UK Universities To Offer Free And Open Online Courses
Written by Sue Gee
Saturday, 15 December 2012
The UK's Open University has announced Freelearn, a new MOOC platform that will provide online educational offerings that are free of charge.
The past year has seen the term MOOC, standing for Massive Open Online Courses, become common parlance with prestigious universities across North America and many from Europe, putting popular courses online for anybody, anywhere with an internet connection to take advantage of.
For months we've been wondering whether, when and how the Open University, which has embraced internet technologies within its established curriculum was going to join in this trend and finally it has announced a new company, Futurelearn, that will give free access to students in the UK and around the world to content from the OU and other British Universities. So far the universities of Birmingham, Bristol, Cardiff, East Anglia, Exeter, King's College London, Lancaster, Leeds, Southampton, St Andrews and Warwick have signed up for this venture.
Announcing Futurelearn, Martin Bean, the Vice-Chancellor of The Open University, said:
"MOOCs represent an enormous development in higher education, one that has the potential to bring about long-lasting change to the HE sector. The OU has decades of experience in world-class distance learning – each year we teach around 250,000 registered students, with literally millions of others accessing our free, informal, online offerings. Futurelearn will take this proud heritage and work with some of Britain's best-known universities to write the next chapter in the story of British higher education."

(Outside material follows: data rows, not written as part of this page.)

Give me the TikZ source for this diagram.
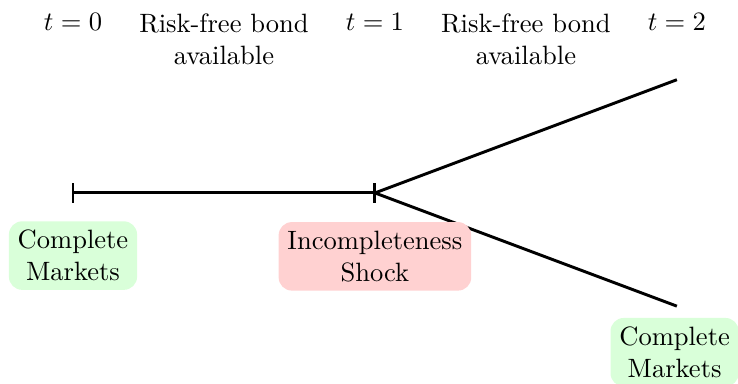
\documentclass[tikz,border=0pt]{standalone}
\usepackage{amsmath}
\usetikzlibrary{positioning}

\tikzset{
  market/.style={rounded corners=5pt, align=center},
  tlabel/.style={anchor=north, align=center},
  branch/.style={line width=1.1pt},
}

\begin{document}
\begin{tikzpicture}
  \useasboundingbox (-0.967,-2.53) rectangle (8.81,2.556);

  \newcommand\Tw{4}
  \newcommand\Ht{1.5}

  % dates
  \coordinate (d0) at (0,0);
  \coordinate (d1) at (\Tw,0);
  \coordinate (up) at (2*\Tw,\Ht);
  \coordinate (dn) at (2*\Tw,-\Ht);

  \draw[branch] (d0) -- (d1);
  \draw[branch] (d1) -- (up);
  \draw[branch] (d1) -- (dn);
  \draw[branch] ([yshift=-0.13cm]d0) -- ([yshift=0.13cm]d0);
  \draw[branch] ([yshift=-0.13cm]d1) -- ([yshift=0.13cm]d1);

  % labels on top
  \node[tlabel] (t0) at (0,2.5) {$t=0$};
  \node[tlabel] (t1) at (\Tw,2.5) {$t=1$};
  \node[tlabel] (t2) at (2*\Tw,2.5) {$t=2$};
  \node[tlabel] (rf1) at (0.5*\Tw,2.5) {Risk-free bond\\available};
  \node[tlabel] (rf2) at (1.5*\Tw,2.5) {Risk-free bond\\available};

  % market states
  \node[market, fill=green!15] (cm0) at (0,-0.83) {Complete\\Markets};
  \node[market, fill=red!18] (shock) at (\Tw,-0.84) {Incompleteness\\Shock};
  \node[market, fill=green!15] (cm2) at (2*\Tw-0.03,-2.11) {Complete\\Markets};

\end{tikzpicture}
\end{document}
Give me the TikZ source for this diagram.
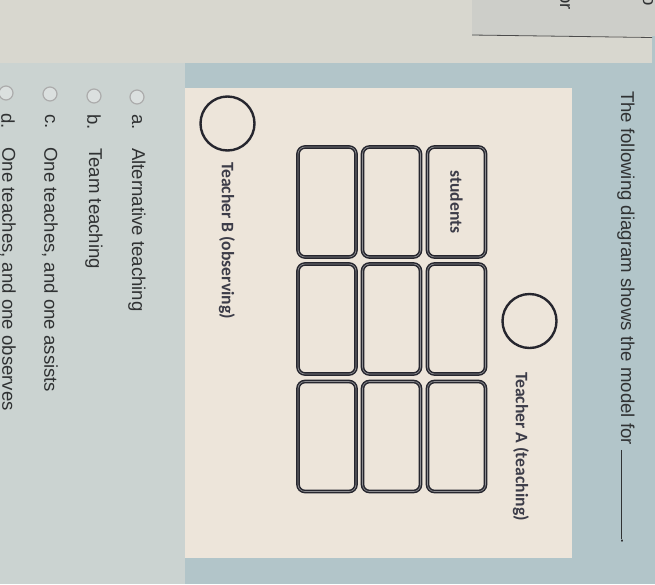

The UK's Minister for Universities and Science, David Willetts, said: "The UK must be at the forefront of developments in education technology. Massive Open Online Courses (MOOCS) present an opportunity for us to widen access to, and meet the global demand for, higher education. This is growing rapidly in emerging economies like Brazil, India and China. Futurelearn has the potential to put the UK at the heart of the technology for learning agenda by revolutionizing conventional models of formal education. New online delivery tools will also create incredible opportunities for UK entrepreneurs to reach world markets by harnessing technology and innovation in the field of education."
Although we're tempted to say that to be "at the forefront" this initiative should have been in place a year ago, this is still a really welcome addition to the MOOC scene.
There is still a lot of scope for "revolutionizing conventional models of formal education" and the Open University has a good pedigree both in delivering distance learning and in pioneering educational methods - and it has some excellent content to offer.
Whether Computer Science will be among the higher educational offerings remains to be seen when Futurelearn announces further details of its courses early in the New Year.